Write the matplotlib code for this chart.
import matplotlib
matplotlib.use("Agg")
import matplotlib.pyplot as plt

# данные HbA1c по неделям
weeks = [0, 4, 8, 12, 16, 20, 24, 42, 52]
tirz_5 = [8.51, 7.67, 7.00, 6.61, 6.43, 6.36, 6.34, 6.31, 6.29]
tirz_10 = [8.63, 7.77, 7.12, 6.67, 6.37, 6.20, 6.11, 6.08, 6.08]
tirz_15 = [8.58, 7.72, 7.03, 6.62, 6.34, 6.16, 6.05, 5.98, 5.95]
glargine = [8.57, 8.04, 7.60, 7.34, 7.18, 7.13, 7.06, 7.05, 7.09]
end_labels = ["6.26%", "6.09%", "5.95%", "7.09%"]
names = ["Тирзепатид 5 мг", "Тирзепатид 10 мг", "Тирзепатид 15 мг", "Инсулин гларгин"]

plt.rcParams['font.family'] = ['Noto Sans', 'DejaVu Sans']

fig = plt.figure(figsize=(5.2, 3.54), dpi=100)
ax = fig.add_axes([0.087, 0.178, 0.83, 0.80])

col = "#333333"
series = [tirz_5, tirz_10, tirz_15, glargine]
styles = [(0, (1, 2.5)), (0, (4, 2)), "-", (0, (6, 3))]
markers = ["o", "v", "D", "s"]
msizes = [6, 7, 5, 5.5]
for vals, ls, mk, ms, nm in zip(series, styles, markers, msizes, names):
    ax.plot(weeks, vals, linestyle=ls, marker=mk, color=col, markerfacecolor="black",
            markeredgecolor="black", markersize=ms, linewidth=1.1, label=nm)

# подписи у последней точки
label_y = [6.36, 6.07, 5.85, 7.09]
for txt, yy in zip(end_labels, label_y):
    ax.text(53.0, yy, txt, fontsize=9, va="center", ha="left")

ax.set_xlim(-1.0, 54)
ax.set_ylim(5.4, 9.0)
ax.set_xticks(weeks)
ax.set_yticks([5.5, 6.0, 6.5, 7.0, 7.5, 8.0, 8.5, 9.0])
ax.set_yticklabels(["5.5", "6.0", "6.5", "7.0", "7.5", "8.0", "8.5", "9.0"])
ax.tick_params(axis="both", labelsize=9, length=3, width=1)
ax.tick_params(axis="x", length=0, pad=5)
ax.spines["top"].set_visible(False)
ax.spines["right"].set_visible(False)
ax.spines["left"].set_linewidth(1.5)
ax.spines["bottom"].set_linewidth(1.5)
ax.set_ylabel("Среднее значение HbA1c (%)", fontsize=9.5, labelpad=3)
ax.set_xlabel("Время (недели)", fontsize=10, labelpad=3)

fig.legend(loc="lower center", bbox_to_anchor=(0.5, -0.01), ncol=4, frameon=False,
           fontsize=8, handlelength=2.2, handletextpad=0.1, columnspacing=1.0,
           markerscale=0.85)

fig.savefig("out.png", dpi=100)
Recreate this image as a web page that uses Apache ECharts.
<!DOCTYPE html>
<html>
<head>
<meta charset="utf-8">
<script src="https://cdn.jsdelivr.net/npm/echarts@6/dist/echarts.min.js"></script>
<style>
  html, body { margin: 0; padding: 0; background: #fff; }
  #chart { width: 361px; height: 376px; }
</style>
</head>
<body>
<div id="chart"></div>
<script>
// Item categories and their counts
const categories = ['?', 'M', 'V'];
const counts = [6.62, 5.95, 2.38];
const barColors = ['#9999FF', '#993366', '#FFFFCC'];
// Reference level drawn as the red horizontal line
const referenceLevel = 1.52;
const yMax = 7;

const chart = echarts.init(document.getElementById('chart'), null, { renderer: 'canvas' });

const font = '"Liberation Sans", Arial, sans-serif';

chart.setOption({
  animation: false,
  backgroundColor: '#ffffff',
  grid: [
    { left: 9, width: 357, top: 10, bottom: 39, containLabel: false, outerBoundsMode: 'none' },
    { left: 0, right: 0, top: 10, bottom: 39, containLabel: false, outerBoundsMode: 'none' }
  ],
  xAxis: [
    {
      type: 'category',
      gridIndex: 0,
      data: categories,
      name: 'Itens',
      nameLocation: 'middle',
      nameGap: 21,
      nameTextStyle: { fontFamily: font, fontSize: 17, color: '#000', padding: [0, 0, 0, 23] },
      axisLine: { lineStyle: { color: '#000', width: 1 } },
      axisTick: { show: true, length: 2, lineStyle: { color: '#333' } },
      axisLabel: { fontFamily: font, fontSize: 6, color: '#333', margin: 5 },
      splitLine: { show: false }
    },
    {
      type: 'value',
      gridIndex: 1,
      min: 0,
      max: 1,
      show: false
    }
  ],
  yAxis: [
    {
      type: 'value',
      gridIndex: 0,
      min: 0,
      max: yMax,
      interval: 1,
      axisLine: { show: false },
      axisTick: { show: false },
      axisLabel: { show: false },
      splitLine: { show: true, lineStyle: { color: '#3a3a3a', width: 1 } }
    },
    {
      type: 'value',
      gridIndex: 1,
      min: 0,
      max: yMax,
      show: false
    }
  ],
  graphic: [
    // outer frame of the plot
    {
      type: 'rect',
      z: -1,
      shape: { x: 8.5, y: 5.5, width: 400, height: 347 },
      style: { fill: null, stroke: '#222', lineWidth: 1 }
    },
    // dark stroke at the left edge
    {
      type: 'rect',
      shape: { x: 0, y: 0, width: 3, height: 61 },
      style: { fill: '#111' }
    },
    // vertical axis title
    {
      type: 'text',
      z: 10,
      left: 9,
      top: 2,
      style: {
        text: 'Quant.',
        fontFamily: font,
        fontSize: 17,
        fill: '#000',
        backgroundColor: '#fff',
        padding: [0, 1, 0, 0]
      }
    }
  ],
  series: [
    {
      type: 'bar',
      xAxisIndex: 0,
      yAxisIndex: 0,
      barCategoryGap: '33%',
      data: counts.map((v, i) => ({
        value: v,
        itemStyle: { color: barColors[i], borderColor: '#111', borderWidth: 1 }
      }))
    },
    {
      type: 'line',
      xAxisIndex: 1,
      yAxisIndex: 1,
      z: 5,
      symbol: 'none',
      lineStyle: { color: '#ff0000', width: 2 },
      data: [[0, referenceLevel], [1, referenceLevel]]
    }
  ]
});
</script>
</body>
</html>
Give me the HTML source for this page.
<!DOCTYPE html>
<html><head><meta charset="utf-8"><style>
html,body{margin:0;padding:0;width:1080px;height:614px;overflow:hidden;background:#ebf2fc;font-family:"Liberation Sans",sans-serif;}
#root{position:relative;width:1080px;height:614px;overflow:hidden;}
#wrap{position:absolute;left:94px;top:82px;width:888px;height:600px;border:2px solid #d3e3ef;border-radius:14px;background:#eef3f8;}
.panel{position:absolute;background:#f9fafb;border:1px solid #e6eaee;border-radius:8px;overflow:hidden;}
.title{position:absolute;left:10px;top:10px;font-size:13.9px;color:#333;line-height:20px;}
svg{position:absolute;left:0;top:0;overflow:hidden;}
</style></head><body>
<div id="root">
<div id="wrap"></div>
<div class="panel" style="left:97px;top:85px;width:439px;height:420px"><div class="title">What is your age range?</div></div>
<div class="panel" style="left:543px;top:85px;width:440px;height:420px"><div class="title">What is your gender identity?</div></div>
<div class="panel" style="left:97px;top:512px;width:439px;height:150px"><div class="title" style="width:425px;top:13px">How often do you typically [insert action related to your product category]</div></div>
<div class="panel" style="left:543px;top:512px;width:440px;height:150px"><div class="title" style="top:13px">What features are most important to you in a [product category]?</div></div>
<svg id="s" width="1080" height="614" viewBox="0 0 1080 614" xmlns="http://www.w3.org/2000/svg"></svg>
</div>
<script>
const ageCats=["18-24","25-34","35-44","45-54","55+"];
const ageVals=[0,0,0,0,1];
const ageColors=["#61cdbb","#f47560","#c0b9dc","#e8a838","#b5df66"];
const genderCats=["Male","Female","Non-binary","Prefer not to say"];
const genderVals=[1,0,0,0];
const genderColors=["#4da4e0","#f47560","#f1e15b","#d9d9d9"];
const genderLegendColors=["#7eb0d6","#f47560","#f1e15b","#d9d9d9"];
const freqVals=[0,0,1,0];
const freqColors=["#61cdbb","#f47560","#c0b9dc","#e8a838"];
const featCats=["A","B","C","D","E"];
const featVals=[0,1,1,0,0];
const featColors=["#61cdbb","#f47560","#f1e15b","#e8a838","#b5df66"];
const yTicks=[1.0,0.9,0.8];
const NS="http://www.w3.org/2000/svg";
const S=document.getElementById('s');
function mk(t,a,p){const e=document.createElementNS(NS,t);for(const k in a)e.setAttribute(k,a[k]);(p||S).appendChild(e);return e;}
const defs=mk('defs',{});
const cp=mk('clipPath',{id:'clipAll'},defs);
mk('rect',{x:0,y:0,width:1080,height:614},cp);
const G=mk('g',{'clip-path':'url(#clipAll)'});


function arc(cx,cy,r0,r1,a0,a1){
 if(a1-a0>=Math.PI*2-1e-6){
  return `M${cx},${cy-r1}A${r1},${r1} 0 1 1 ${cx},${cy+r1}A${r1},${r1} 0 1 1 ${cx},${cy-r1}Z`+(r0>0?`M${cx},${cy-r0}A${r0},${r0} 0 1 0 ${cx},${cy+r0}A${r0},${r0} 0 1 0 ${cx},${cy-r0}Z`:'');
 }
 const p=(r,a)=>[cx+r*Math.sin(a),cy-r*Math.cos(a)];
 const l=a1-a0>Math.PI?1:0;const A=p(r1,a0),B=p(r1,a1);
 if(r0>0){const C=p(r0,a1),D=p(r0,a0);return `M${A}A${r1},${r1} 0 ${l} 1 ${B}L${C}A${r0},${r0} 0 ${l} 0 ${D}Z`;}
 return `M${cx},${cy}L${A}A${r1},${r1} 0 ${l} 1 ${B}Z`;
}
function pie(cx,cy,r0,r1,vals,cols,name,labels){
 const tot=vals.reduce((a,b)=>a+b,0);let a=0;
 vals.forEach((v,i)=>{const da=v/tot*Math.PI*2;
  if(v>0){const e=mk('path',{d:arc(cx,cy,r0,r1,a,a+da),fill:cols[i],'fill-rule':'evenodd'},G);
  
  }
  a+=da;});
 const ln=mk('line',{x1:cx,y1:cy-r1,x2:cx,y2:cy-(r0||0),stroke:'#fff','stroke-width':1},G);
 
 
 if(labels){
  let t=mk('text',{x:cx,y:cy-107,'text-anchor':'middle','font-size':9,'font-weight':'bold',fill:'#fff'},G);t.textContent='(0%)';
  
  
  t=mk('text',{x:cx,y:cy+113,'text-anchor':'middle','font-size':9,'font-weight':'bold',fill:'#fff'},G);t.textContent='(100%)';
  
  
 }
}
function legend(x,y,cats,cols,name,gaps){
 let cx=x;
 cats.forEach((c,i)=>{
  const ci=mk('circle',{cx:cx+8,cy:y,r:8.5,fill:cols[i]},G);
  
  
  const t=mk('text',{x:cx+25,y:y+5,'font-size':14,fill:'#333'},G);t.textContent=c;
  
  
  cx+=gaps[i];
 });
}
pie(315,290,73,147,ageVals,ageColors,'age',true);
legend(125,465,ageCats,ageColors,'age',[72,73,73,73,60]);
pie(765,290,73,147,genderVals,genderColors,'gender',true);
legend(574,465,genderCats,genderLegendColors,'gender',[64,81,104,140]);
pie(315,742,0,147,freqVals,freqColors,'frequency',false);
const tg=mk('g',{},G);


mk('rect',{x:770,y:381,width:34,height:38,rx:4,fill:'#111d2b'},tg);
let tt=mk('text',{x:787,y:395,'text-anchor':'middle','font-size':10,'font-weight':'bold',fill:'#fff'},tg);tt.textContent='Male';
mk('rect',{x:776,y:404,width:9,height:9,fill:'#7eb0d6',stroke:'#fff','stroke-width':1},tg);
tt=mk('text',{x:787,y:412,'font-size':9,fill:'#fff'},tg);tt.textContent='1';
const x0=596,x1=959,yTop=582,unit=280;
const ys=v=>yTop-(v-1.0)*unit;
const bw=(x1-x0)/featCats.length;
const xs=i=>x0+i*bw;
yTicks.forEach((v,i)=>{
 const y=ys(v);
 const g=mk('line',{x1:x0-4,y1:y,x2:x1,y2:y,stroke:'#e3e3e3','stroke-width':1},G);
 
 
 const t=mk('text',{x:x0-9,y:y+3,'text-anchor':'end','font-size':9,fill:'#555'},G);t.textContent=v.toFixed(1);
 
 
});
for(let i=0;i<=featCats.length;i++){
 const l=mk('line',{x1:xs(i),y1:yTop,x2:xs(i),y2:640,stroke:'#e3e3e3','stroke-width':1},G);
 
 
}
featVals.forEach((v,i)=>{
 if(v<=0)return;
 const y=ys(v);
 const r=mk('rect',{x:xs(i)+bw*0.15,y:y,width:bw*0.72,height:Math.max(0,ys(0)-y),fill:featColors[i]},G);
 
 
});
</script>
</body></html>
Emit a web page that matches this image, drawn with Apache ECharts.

Exercise objective: Looking at the material above, please copy exactly every line from its first line through the line containing "import matplotlib.pyplot as plt", with both ends included and nothing else.

Full solution:
Write the matplotlib code for this chart.
import matplotlib
matplotlib.use("Agg")
import matplotlib.pyplot as plt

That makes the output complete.